また昨今の働き方改革や保育士確保のために厚生労働省が取り組む保育士の勤務環境改善策により、かつては必要最低限の保育士・職員で回していた保育所などでも、余力のある体制づくりを進めるようになりました。クラス担任を持っていても産休・育児休業を取得できるように、普段の平日であっても有給休暇を取得できるように、人材を拡充しチームで保育環境を作り上げていけるように変化してきました。これもまたまだ保育士が必要とされている要因のひとつです。

当面は保育士確保の目的のもと、合格率が急激に下がるようなことは考えにくいでしょう。

合格者の年齢や性別

厚生労働省と都道府県知事によって指定された指定試験機関である全国保育士養成協議会のホームページを調べましたが、受験者・合格者の都道府県別のデータのみで男女・年齢など属性ごとのデータはありませんでした。
合格者の体験談をみてみると、20,30代の子育て中の方、子育てを終えた50代の方など幅広いです。男女別でいえば、女性の受験者が大多数ですが男性保育士の数も年々増えてきています。

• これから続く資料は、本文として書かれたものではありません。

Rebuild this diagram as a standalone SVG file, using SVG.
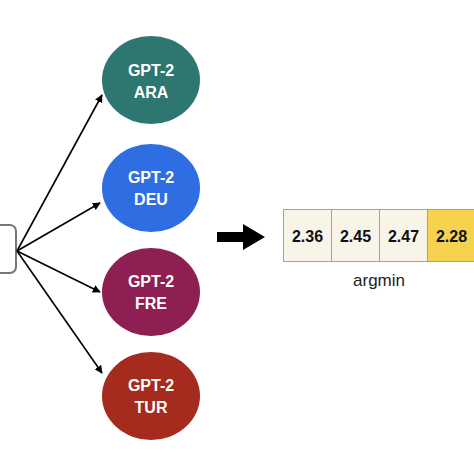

ちなみに保育士登録されている男性保育士は2019年4月1日現在7.8万人います(厚生労働省)。まだ全体のうち5%弱の割合に留まりますが、年々徐々に増えてきています。

まとめ

保育士試験の合格率について調べました。

試験ごとに、科目別でも、合格率に多少のばらつきがありますので、一発完全合格は難しいかもしれません。ですが、科目別合格ができますので、次回試験ですぐに再挑戦できます。あきらめずに取り組みましょう。